The UK government borrowed a record £62bn in April as the coronavirus pandemic takes a toll on economies across the world.
The April borrowing is more than the budgeted deficit for the full year.
The Office for Budget Responsibility forecasts UK government’s borrowing for the whole year will hit £298bn. That would be five times what was budged for the year. Jonathan Athow, the deputy national statistician at the Office for National Statistics, termed the April borrowing as “pretty much unprecedented.”
Athow also referred to “high amounts of uncertainty.” Government tax receipts are falling, even as it financially supports individuals and businesses through the pandemic.
Chancellor Rishi Sunak (pictured) said: “We’ve taken unprecedented steps to provide lifelines to people and businesses with our furlough scheme, grants, loans and tax cuts.”
The pandemic has led to a reversal in the UK government’s fiscal tightening policy, in line with most government’s around the world it has moved to bolster its shocked economy.

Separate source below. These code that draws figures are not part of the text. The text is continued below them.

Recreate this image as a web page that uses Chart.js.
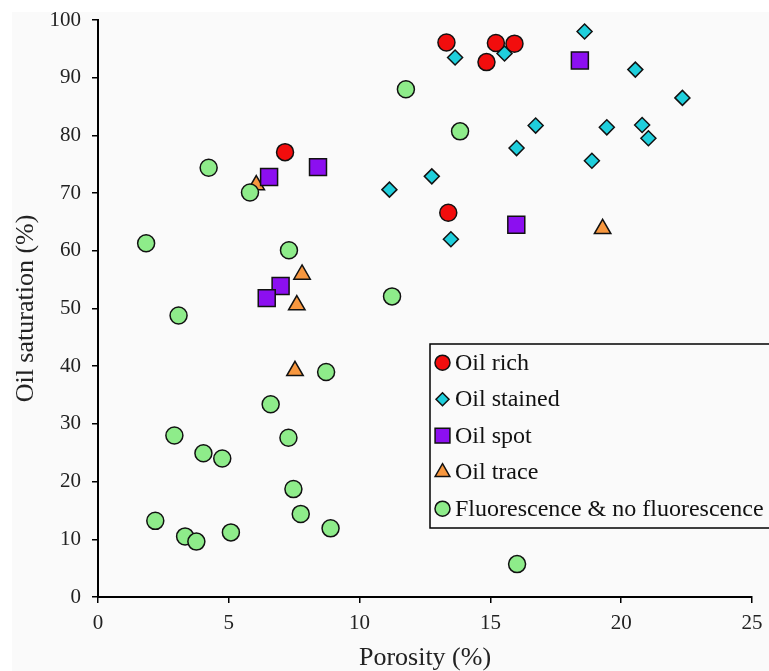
<!DOCTYPE html>
<html>
<head>
<meta charset="utf-8">
<script src="https://cdn.jsdelivr.net/npm/chart.js@4.4.1/dist/chart.umd.min.js"></script>
<style>
  html, body { margin: 0; padding: 0; background: #ffffff; }
  #wrap { width: 769px; height: 671px; position: relative; }
</style>
</head>
<body>
<div id="wrap"><canvas id="chart" width="769" height="671"></canvas></div>
<script>
// series values (porosity %, oil saturation %)
const seriesNames = ["Oil rich", "Oil stained", "Oil spot", "Oil trace", "Fluorescence & no fluorescence"];

const richPorosity   = [7.15, 13.32, 15.21, 15.92, 14.85, 13.39];
const richSaturation = [77.1, 96.1, 96.0, 95.9, 92.7, 66.6];

const stainedPorosity   = [13.65, 15.54, 18.60, 20.54, 22.34, 16.73, 19.45, 20.80, 21.04, 16.00, 18.88, 12.76, 11.14, 13.49];
const stainedSaturation = [93.5, 94.2, 98.0, 91.4, 86.5, 81.7, 81.4, 81.8, 79.5, 77.8, 75.6, 72.9, 70.6, 62.0];

const spotPorosity   = [18.42, 8.41, 6.54, 6.98, 6.45, 15.99];
const spotSaturation = [93.0, 74.5, 72.8, 53.9, 51.8, 64.5];

const tracePorosity   = [6.05, 7.80, 7.60, 7.53, 19.29];
const traceSaturation = [71.4, 55.9, 50.6, 39.2, 63.8];

const fluoPorosity   = [11.77, 4.23, 5.81, 1.84, 7.30, 11.24, 3.08, 13.84, 8.72, 6.60, 2.92, 7.28, 4.03, 4.75, 7.47, 7.75, 2.19, 8.89, 5.08, 3.33, 3.76, 16.02];
const fluoSaturation = [88.0, 74.4, 70.1, 61.3, 60.1, 52.1, 48.8, 80.7, 39.0, 33.4, 28.0, 27.6, 24.9, 24.0, 18.7, 14.4, 13.2, 11.9, 11.2, 10.5, 9.6, 5.7];

const xTicks = [0, 5, 10, 15, 20, 25];
const yTicks = [0, 10, 20, 30, 40, 50, 60, 70, 80, 90, 100];

const FONT = "'Liberation Serif', 'Times New Roman', serif";

function pts(xs, ys) {
  return xs.map((x, i) => ({ x: x, y: ys[i] }));
}

const styles = [
  { color: "#f20d0d", shape: "circle",   r: 8.5, lr: 7.5, order: 5 },
  { color: "#1fcfdc", shape: "rectRot",  r: 7.5, lr: 6.5, order: 4 },
  { color: "#8c0ff0", shape: "rect",     r: 12,  lr: 10.5, order: 2 },
  { color: "#f7973f", shape: "triangle", r: 9.5, lr: 8.5, order: 3 },
  { color: "#8eec8a", shape: "circle",   r: 8.5, lr: 7.5, order: 1 }
];

const allData = [
  pts(richPorosity, richSaturation),
  pts(stainedPorosity, stainedSaturation),
  pts(spotPorosity, spotSaturation),
  pts(tracePorosity, traceSaturation),
  pts(fluoPorosity, fluoSaturation)
];

// fond gris clair de la figure
const backgroundPlugin = {
  id: "bg",
  beforeDraw(chart) {
    const c = chart.ctx;
    c.save();
    c.fillStyle = "#fafafa";
    c.fillRect(12, 12, chart.width - 12, chart.height - 12);
    c.restore();
  }
};

// legend box drawn inside the plot, as in the original
const boxLegend = {
  id: "boxLegend",
  afterDraw(chart) {
    const c = chart.ctx;
    const left = 430, top = 344, bottom = 528;
    c.save();
    c.fillStyle = "#fafafa";
    c.fillRect(left, top, chart.width - left + 5, bottom - top);
    c.strokeStyle = "#000";
    c.lineWidth = 1.5;
    c.strokeRect(left, top, chart.width - left + 5, bottom - top);
    const rowY = [362.7, 399.2, 435.7, 472.2, 508.7];
    c.font = "24px " + FONT;
    c.textBaseline = "middle";
    c.textAlign = "left";
    seriesNames.forEach((name, i) => {
      const s = styles[i];
      c.fillStyle = s.color;
      c.strokeStyle = "#111";
      c.lineWidth = 1.5;
      if (Chart.helpers && Chart.helpers.drawPoint) {
        Chart.helpers.drawPoint(c, { pointStyle: s.shape, radius: s.lr, borderWidth: 1.5, rotation: 0 }, 442.5, rowY[i]);
      } else {
        c.beginPath(); c.arc(442.5, rowY[i], s.lr, 0, Math.PI * 2); c.fill(); c.stroke();
      }
      c.fillStyle = "#111";
      c.fillText(name, 455, rowY[i] + 1);
    });
    c.restore();
  }
};

const ctx = document.getElementById("chart").getContext("2d");

new Chart(ctx, {
  type: "scatter",
  data: {
    datasets: allData.map((d, i) => ({
      label: seriesNames[i],
      data: d,
      order: styles[i].order,
      pointStyle: styles[i].shape,
      pointRadius: styles[i].r,
      pointHoverRadius: styles[i].r,
      backgroundColor: styles[i].color,
      borderColor: "#111",
      pointBorderWidth: 1.5,
      borderWidth: 1.5
    }))
  },
  options: {
    responsive: false,
    animation: false,
    layout: { padding: { top: 20, right: 17, left: 0, bottom: 0 } },
    plugins: {
      legend: { display: false },
      tooltip: { enabled: false }
    },
    scales: {
      x: {
        type: "linear",
        min: 0, max: 25,
        afterBuildTicks: (scale) => { scale.ticks = xTicks.map(v => ({ value: v })); },
        afterFit: (scale) => { scale.height = 74; scale.paddingLeft = 0; scale.paddingRight = 0; },
        grid: { display: true, drawOnChartArea: false, drawTicks: true, tickLength: 6, color: "#000", lineWidth: 1.5 },
        border: { display: true, color: "#000", width: 2 },
        ticks: { color: "#222", font: { family: FONT, size: 21 }, padding: 8, maxRotation: 0 },
        title: { display: true, text: "Porosity (%)", color: "#222", font: { family: FONT, size: 26, lineHeight: 1 }, padding: { top: 0, bottom: 0 } }
      },
      y: {
        type: "linear",
        min: 0, max: 100,
        afterBuildTicks: (scale) => { scale.ticks = yTicks.map(v => ({ value: v })); },
        afterFit: (scale) => { scale.width = 98; scale.paddingTop = 0; scale.paddingBottom = 0; },
        grid: { display: true, drawOnChartArea: false, drawTicks: true, tickLength: 6, color: "#000", lineWidth: 1.5 },
        border: { display: true, color: "#000", width: 2 },
        ticks: { color: "#222", font: { family: FONT, size: 21 }, padding: 11 },
        title: { display: true, text: "Oil saturation (%)", color: "#222", font: { family: FONT, size: 26, lineHeight: 1 }, padding: { top: 13, bottom: 0 } }
      }
    }
  },
  plugins: [backgroundPlugin, boxLegend]
});
</script>
</body>
</html>
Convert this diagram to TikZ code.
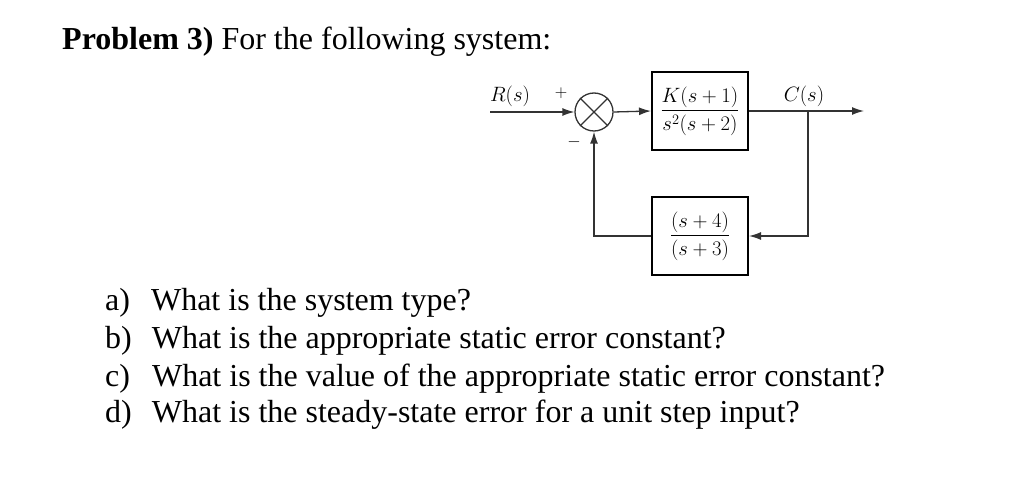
\documentclass[tikz,border=0pt]{standalone}
\usepackage{amsmath}
\usepackage{fontspec}
\setmainfont{Liberation Serif}
\usetikzlibrary{arrows.meta}
\begin{document}
\begin{tikzpicture}[x=1pt,y=-1pt,
  blk/.style={draw,line width=2pt,minimum width=96pt,minimum height=78pt,inner sep=0pt,font=\fontsize{21}{24}\selectfont},
  wire/.style={line width=1.3pt,black!80},
  arr/.style={wire,-{Latex[length=12pt,width=8pt]}},
  qtext/.style={anchor=base west,font=\fontsize{32}{36}\selectfont,inner sep=0pt}]
\useasboundingbox (0,0) rectangle (1024,478);
\node[qtext] (title) at (62,50) {\textbf{Problem 3)} For the following system:};
\node[draw,circle,wire,minimum size=38pt,inner sep=0pt] (sum) at (594,112) {};
\draw[wire] (sum.north west) -- (sum.south east) (sum.north east) -- (sum.south west);
\node[blk] (G) at (700,111) {$\dfrac{K(s+1)}{s^2(s+2)}$};
\node[blk] (H) at (700,236) {$\dfrac{(s+4)}{(s+3)}$};
\coordinate (in) at (490,112);
\coordinate (br) at (808,111);
\coordinate (out) at (864,111);
\draw[arr] (in) -- (sum.west);
\draw[arr] (sum.east) -- (G.west);
\draw[wire] (G.east) -- (br);
\draw[arr] (br) -- (out);
\draw[arr] (br) |- (H.east);
\draw[arr] (H.west) -| (sum.south);
\node[font=\fontsize{21}{24}\selectfont] (R) at (510,96) {$R(s)$};
\node[font=\fontsize{21}{24}\selectfont] (C) at (804,96) {$C(s)$};
\node[font=\fontsize{18}{20}\selectfont] (plus) at (561,93) {$+$};
\node[font=\fontsize{18}{20}\selectfont] (minus) at (574,142) {$-$};
\node[qtext] (a) at (105,310) {a)\hspace{21pt}What is the system type?};
\node[qtext] (b) at (105,348) {b)\hspace{20pt}What is the appropriate static error constant?};
\node[qtext] (c) at (105,386) {c)\hspace{22pt}What is the value of the appropriate static error constant?};
\node[qtext] (d) at (105,422) {d)\hspace{20pt}What is the steady-state error for a unit step input?};
\end{tikzpicture}
\end{document}
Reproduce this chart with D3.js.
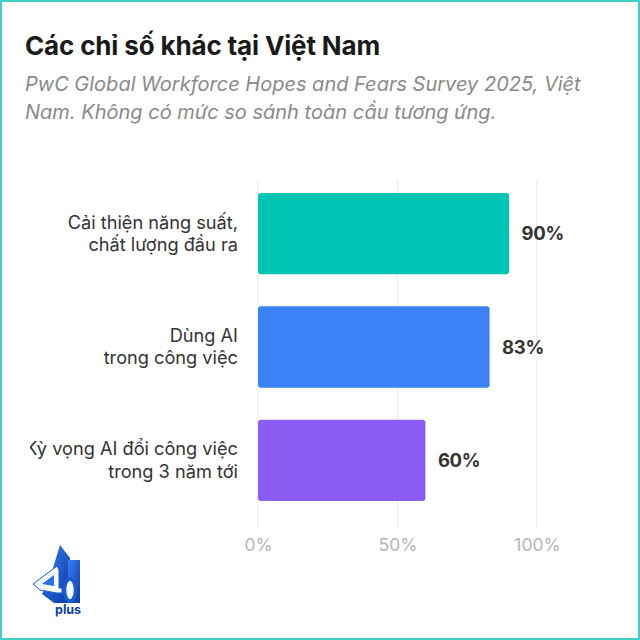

According to the IMF, governments globally have announced $9trn worth of stimulus to shore up their economies.
“We have to come to terms with the fact that Britain is poorer and the economy is smaller than it would have been,” former chancellor George Osborne told the BBC.
Meanwhile, borrowings should ease now as business activity is gradually restarting. Also, interest rates have fallen and many expect them to enter the negative territory. Lower interest rates make borrowing cheaper.
Charlie McCurdy, a researcher at the Resolution Foundation, said: “Record low interest rates mean the UK’s higher debt burden should remain more than manageable.”